**Direction:** Don't include pictures. Quote the lines below from the first through the line that contains "(0,0) rectangle (1609,569);".

**Provided data:**

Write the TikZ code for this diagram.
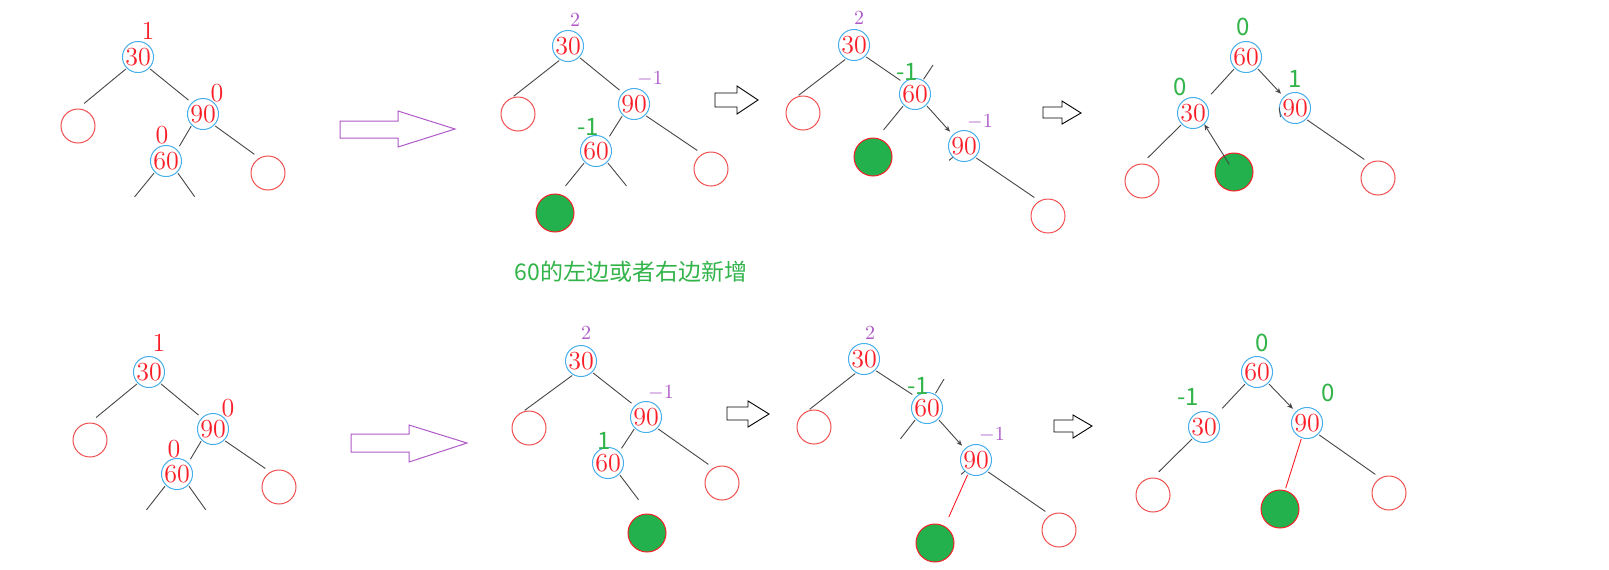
\documentclass[tikz,border=0pt]{standalone}
\usepackage{amsmath}
\usepackage{fontspec}
\usepackage{tikz}
\usetikzlibrary{arrows.meta}
\newfontfamily\cjk{Noto Sans CJK SC}
\definecolor{numred}{RGB}{250,30,40}
\definecolor{ringblue}{RGB}{70,175,235}
\definecolor{leafred}{RGB}{240,80,80}
\definecolor{newgreen}{RGB}{34,177,76}
\definecolor{txtgreen}{RGB}{50,180,75}
\definecolor{balpurple}{RGB}{175,90,200}
\definecolor{linegray}{RGB}{70,70,70}

\begin{document}
\begin{tikzpicture}[x=0.5pt,y=-0.5pt,
  key/.style={circle,draw=ringblue,line width=0.5pt,minimum size=15pt,inner sep=0pt,
    text=numred,font=\fontsize{13}{13}\selectfont},
  leaf/.style={circle,draw=leafred,line width=0.5pt,minimum size=17pt,inner sep=0pt},
  newleaf/.style={circle,draw=numred,fill=newgreen,line width=0.5pt,minimum size=19pt,inner sep=0pt},
  edge/.style={draw=linegray,line width=0.45pt,shorten <=0.5pt,shorten >=2pt},
  ledge/.style={edge,shorten >=4pt},
  redge/.style={draw=numred,line width=0.45pt,shorten <=0.5pt,shorten >=1pt},
  tipedge/.style={edge,-{Stealth[length=3pt,width=2.5pt]}},
  balold/.style={text=numred,font=\fontsize{13}{13}\selectfont,inner sep=0pt},
  balup/.style={text=balpurple,font=\fontsize{10}{10}\selectfont,inner sep=0pt},
  balnew/.style={text=txtgreen,font=\cjk\fontsize{12}{12}\selectfont,inner sep=0pt},
  bigarrow/.style={draw=balpurple,line width=0.5pt,fill=white},
  smallarrow/.style={draw=black,line width=0.45pt,fill=white}]

% 画布大小
\useasboundingbox[fill=white] (0,0) rectangle (1609,569);

% ===== 上排：插入前 =====
\node[key] (p1n30) at (138,57) {30};
\node[key] (p1n90) at (203,114) {90};
\node[key] (p1n60) at (166,161) {60};
\node[leaf] (p1l) at (78,126) {};
\node[leaf] (p1r) at (268,173) {};
\node[balold] (p1b30) at (148,31) {1};
\node[balold] (p1b90) at (217,93) {0};
\node[balold] (p1b60) at (162,135) {0};
\coordinate (p1c1) at (132,200);
\coordinate (p1c2) at (197,200);
\draw[ledge] (p1n30.south west) -- (p1l.north);
\draw[edge] (p1n30.south east) -- (p1n90.north west);
\draw[edge] (p1n90.south west) -- (p1n60.north east);
\draw[edge,shorten >=3pt] (p1n90.south east) -- (p1r.120);
\draw[edge] (p1n60.south west) -- (p1c1);
\draw[edge] (p1n60.south east) -- (p1c2);

% 紫色大箭头
\draw[bigarrow] (340,121) -- (398,121) -- (398,111) -- (455,129) -- (398,147) -- (398,138) -- (340,138) -- cycle;

% ===== 上排：新增后 =====
\node[key] (p2n30) at (568,46) {30};
\node[key] (p2n90) at (634,104) {90};
\node[key] (p2n60) at (596,151) {60};
\node[leaf] (p2l) at (518,114) {};
\node[leaf] (p2r) at (711,169) {};
\node[newleaf] (p2g) at (555,213) {};
\node[balup] (p2b30) at (575,20) {2};
\node[balup] (p2b90) at (650,79) {$-1$};
\node[balnew] (p2b60) at (588,127) {-1};
\coordinate (p2c1) at (563,189);
\coordinate (p2c2) at (629,189);
\draw[ledge,shorten >=1pt] (p2n30.240) -- (p2l.110);
\draw[edge] (p2n30.south east) -- (p2n90.north west);
\draw[edge] (p2n90.south west) -- (p2n60.north east);
\draw[edge,shorten >=3pt] (p2n90.south east) -- (p2r.120);
\draw[edge] (p2n60.south west) -- (p2c1);
\draw[edge] (p2n60.south east) -- (p2c2);

\node[txtgreen,font=\cjk\fontsize{11.5}{11.5}\selectfont] (note) at (631,272) {60的左边或者右边新增};

\draw[smallarrow] (715,93) -- (737,93) -- (737,86) -- (758,100) -- (737,114) -- (737,107) -- (715,107) -- cycle;

% ===== 上排：右旋 =====
\node[key] (p3n30) at (854,45) {30};
\node[key] (p3n60) at (915,94) {60};
\node[key] (p3n90) at (964,146) {90};
\node[leaf] (p3l) at (803,113) {};
\node[newleaf] (p3g) at (873,157) {};
\node[leaf] (p3r) at (1048,216) {};
\node[balup] (p3b30) at (859,18) {2};
\node[balnew] (p3b60) at (907,72) {-1};
\node[balup] (p3b90) at (980,122) {$-1$};
\coordinate (p3c1) at (881,133);
\coordinate (p3c2) at (933,65);
\coordinate (p3c3) at (946,163);
\draw[ledge,shorten >=1pt] (p3n30.240) -- (p3l.110);
\draw[edge] (p3n30.south east) -- (p3n60.north west);
\draw[edge,shorten >=0pt] (p3n60.60) -- (p3c2);
\draw[edge] (p3n60.south west) -- (p3c1);
\draw[tipedge] (p3n60.south east) -- (p3n90.north west);
\draw[edge,shorten <=0pt] (p3n90.south west) -- (p3c3);
\draw[edge,shorten >=3pt] (p3n90.south east) -- (p3r.120);

\draw[smallarrow] (1043,107) -- (1062,107) -- (1062,101) -- (1081,113) -- (1062,124) -- (1062,118) -- (1043,118) -- cycle;

% ===== 上排：左旋 =====
\node[key] (p4n60) at (1246,57) {60};
\node[key] (p4n30) at (1193,113) {30};
\node[key] (p4n90) at (1295,108) {90};
\node[leaf] (p4l) at (1142,181) {};
\node[newleaf] (p4g) at (1234,172) {};
\node[leaf] (p4r) at (1378,178) {};
\node[balnew] (p4b60) at (1243,27) {0};
\node[balnew] (p4b30) at (1180,87) {0};
\node[balnew] (p4b90) at (1295,79) {1};
\coordinate (p4c1) at (1281,121);
\draw[edge,shorten >=5pt] (p4n60.south west) -- (p4n30.north east);
\draw[tipedge] (p4n60.south east) -- (p4n90.north west);
\draw[edge,shorten <=-3pt] (p4n90.200) -- (p4c1);
\draw[ledge] (p4n30.south west) -- (p4l.north);
\draw[tipedge,shorten <=4.5pt,shorten >=0pt] (p4g.center) -- (p4n30.south east);
\draw[edge,shorten >=3pt] (p4n90.south east) -- (p4r.120);

% ===== 下排：插入前 =====
\node[key] (p5n30) at (149,372) {30};
\node[key] (p5n90) at (213,429) {90};
\node[key] (p5n60) at (177,474) {60};
\node[leaf] (p5l) at (90,440) {};
\node[leaf] (p5r) at (279,487) {};
\node[balold] (p5b30) at (159,343) {1};
\node[balold] (p5b90) at (228,408) {0};
\node[balold] (p5b60) at (174,449) {0};
\coordinate (p5c1) at (144,513);
\coordinate (p5c2) at (208,513);
\draw[ledge] (p5n30.south west) -- (p5l.north);
\draw[edge] (p5n30.south east) -- (p5n90.north west);
\draw[edge] (p5n90.south west) -- (p5n60.north east);
\draw[edge,shorten >=3pt] (p5n90.south east) -- (p5r.120);
\draw[edge] (p5n60.south west) -- (p5c1);
\draw[edge] (p5n60.south east) -- (p5c2);

\draw[bigarrow] (351,434) -- (409,434) -- (409,425) -- (467,443) -- (409,462) -- (409,452) -- (351,452) -- cycle;

% ===== 下排：新增后 =====
\node[key] (p6n30) at (581,361) {30};
\node[key] (p6n90) at (646,417) {90};
\node[key] (p6n60) at (608,463) {60};
\node[leaf] (p6l) at (529,428) {};
\node[leaf] (p6r) at (722,483) {};
\node[newleaf] (p6g) at (647,533) {};
\node[balup] (p6b30) at (586,333) {2};
\node[balup] (p6b90) at (661,393) {$-1$};
\node[balnew] (p6b60) at (604,441) {1};
\coordinate (p6c1) at (641,503);
\draw[ledge,shorten >=1pt] (p6n30.240) -- (p6l.110);
\draw[edge] (p6n30.south east) -- (p6n90.north west);
\draw[edge] (p6n90.south west) -- (p6n60.north east);
\draw[edge,shorten >=3pt] (p6n90.south east) -- (p6r.120);
\draw[edge] (p6n60.south east) -- (p6c1);

\draw[smallarrow] (727,407) -- (748,407) -- (748,401) -- (769,414) -- (748,427) -- (748,420) -- (727,420) -- cycle;

% ===== 下排：先右旋 =====
\node[key] (p7n30) at (864,359) {30};
\node[key] (p7n60) at (927,408) {60};
\node[key] (p7n90) at (976,460) {90};
\node[leaf] (p7l) at (814,427) {};
\node[newleaf] (p7g) at (935,543) {};
\node[leaf] (p7r) at (1059,530) {};
\node[balup] (p7b30) at (870,333) {2};
\node[balnew] (p7b60) at (918,386) {-1};
\node[balup] (p7b90) at (992,435) {$-1$};
\coordinate (p7c1) at (898,442);
\coordinate (p7c2) at (944,379);
\coordinate (p7c3) at (958,477);
\draw[ledge,shorten >=1pt] (p7n30.240) -- (p7l.110);
\draw[edge] (p7n30.south east) -- (p7n60.north west);
\draw[edge,shorten >=0pt] (p7n60.60) -- (p7c2);
\draw[edge] (p7n60.south west) -- (p7c1);
\draw[tipedge] (p7n60.south east) -- (p7n90.north west);
\draw[edge,shorten <=0pt] (p7n90.south west) -- (p7c3);
\draw[redge,shorten >=5pt] (p7n90.240) -- (p7g.60);
\draw[edge,shorten >=3pt] (p7n90.south east) -- (p7r.120);

\draw[smallarrow] (1054,420) -- (1073,420) -- (1073,415) -- (1092,426) -- (1073,438) -- (1073,432) -- (1054,432) -- cycle;

% ===== 下排：再左旋 =====
\node[key] (p8n60) at (1257,372) {60};
\node[key] (p8n30) at (1204,427) {30};
\node[key] (p8n90) at (1307,423) {90};
\node[leaf] (p8l) at (1153,495) {};
\node[newleaf] (p8g) at (1280,509) {};
\node[leaf] (p8r) at (1389,493) {};
\node[balnew] (p8b60) at (1262,343) {0};
\node[balnew] (p8b30) at (1188,397) {-1};
\node[balnew] (p8b90) at (1328,393) {0};
\draw[edge,shorten >=5pt] (p8n60.south west) -- (p8n30.north east);
\draw[tipedge] (p8n60.south east) -- (p8n90.north west);
\draw[ledge] (p8n30.south west) -- (p8l.north);
\draw[redge] (p8n90.250) -- (p8g.75);
\draw[edge,shorten >=3pt] (p8n90.south east) -- (p8r.120);
\end{tikzpicture}
\end{document}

**Answer to this problem:**
Write the TikZ code for this diagram.
\documentclass[tikz,border=0pt]{standalone}
\usepackage{amsmath}
\usepackage{fontspec}
\usepackage{tikz}
\usetikzlibrary{arrows.meta}
\newfontfamily\cjk{Noto Sans CJK SC}
\definecolor{numred}{RGB}{250,30,40}
\definecolor{ringblue}{RGB}{70,175,235}
\definecolor{leafred}{RGB}{240,80,80}
\definecolor{newgreen}{RGB}{34,177,76}
\definecolor{txtgreen}{RGB}{50,180,75}
\definecolor{balpurple}{RGB}{175,90,200}
\definecolor{linegray}{RGB}{70,70,70}

\begin{document}
\begin{tikzpicture}[x=0.5pt,y=-0.5pt,
  key/.style={circle,draw=ringblue,line width=0.5pt,minimum size=15pt,inner sep=0pt,
    text=numred,font=\fontsize{13}{13}\selectfont},
  leaf/.style={circle,draw=leafred,line width=0.5pt,minimum size=17pt,inner sep=0pt},
  newleaf/.style={circle,draw=numred,fill=newgreen,line width=0.5pt,minimum size=19pt,inner sep=0pt},
  edge/.style={draw=linegray,line width=0.45pt,shorten <=0.5pt,shorten >=2pt},
  ledge/.style={edge,shorten >=4pt},
  redge/.style={draw=numred,line width=0.45pt,shorten <=0.5pt,shorten >=1pt},
  tipedge/.style={edge,-{Stealth[length=3pt,width=2.5pt]}},
  balold/.style={text=numred,font=\fontsize{13}{13}\selectfont,inner sep=0pt},
  balup/.style={text=balpurple,font=\fontsize{10}{10}\selectfont,inner sep=0pt},
  balnew/.style={text=txtgreen,font=\cjk\fontsize{12}{12}\selectfont,inner sep=0pt},
  bigarrow/.style={draw=balpurple,line width=0.5pt,fill=white},
  smallarrow/.style={draw=black,line width=0.45pt,fill=white}]

% 画布大小
\useasboundingbox[fill=white] (0,0) rectangle (1609,569);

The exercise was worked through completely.